We are also considering splitting memory into several layers:
- Global session memory (held by the Master Agent)
- Sub-agent private working memory
- Shared artifact layer (documents, patches, API contracts, reports, etc.)
- Per-turn temporary execution context
Questions for the community:
-
For agent systems with "many tools and many domains," what are the typical best practices? Do you prefer:
- Mega-agent + dynamic tool selection
- Master Agent + multiple specialized agents
- Other structures (e.g., layered planner / router / synthesizer / memory broker)
-
If using a "Master Agent + Specialized Agents" setup, how can the Master Agent's routing be made more stable?
- Intent classification followed by domain-based routing?
- Decomposition into structured tasks before distribution?
- How to better handle hybrid queries (one question spanning multiple domains simultaneously)?
-
In multi-turn conversations, user questions may jump between different domains.
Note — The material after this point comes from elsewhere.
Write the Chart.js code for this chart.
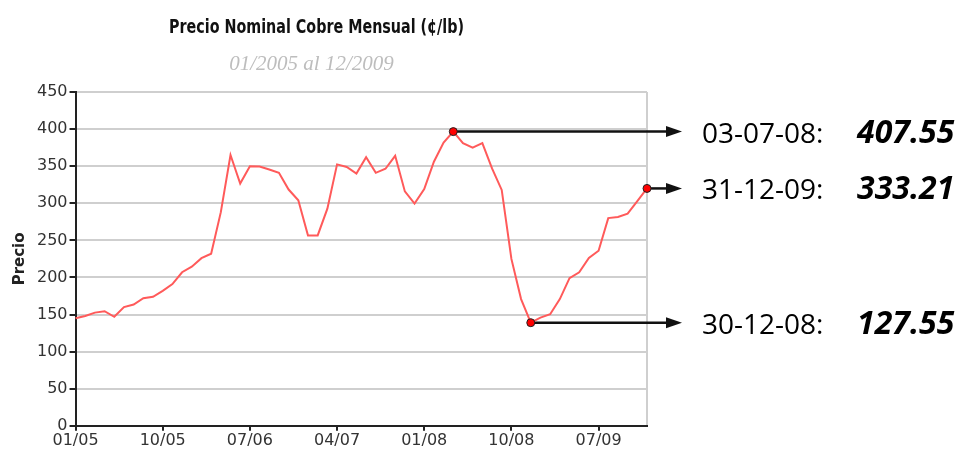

How do you typically handle context filtering and memory propagation?
- Master Agent keeps global memory while sub-agents only receive local summaries?
- Using an artifact store / run state instead of conversation history?
- Are there stable "context packaging" strategies to avoid token bloat and irrelevant history?
-
When the number of tools / skills / MCPs is large, are there any effective practical methods to reduce decision noise?
- Splitting tool registries by role?
- Dynamically mounting tools based on workflow nodes?
- Adding a capability filtering layer before the router?
-
From an engineering implementation perspective, if the goal is "stability, interpretability, and scalability," how would you design the boundaries between:
- Routing layer
- Memory layer
- Artifact layer
- Permission/Security layer?
We currently have a relatively simple direction: Master Agent for coordination, Specialized Agents for execution, and Artifacts for shared context, avoiding a single agent being overloaded with all tools. However, we want to see if there are more mature, stable, or token-efficient solutions in the community.
If you have practical experience with pitfalls (e.g., when the Master Agent becomes a bottleneck, when the router misjudges, or when sub-agent private memory causes information silos), please share!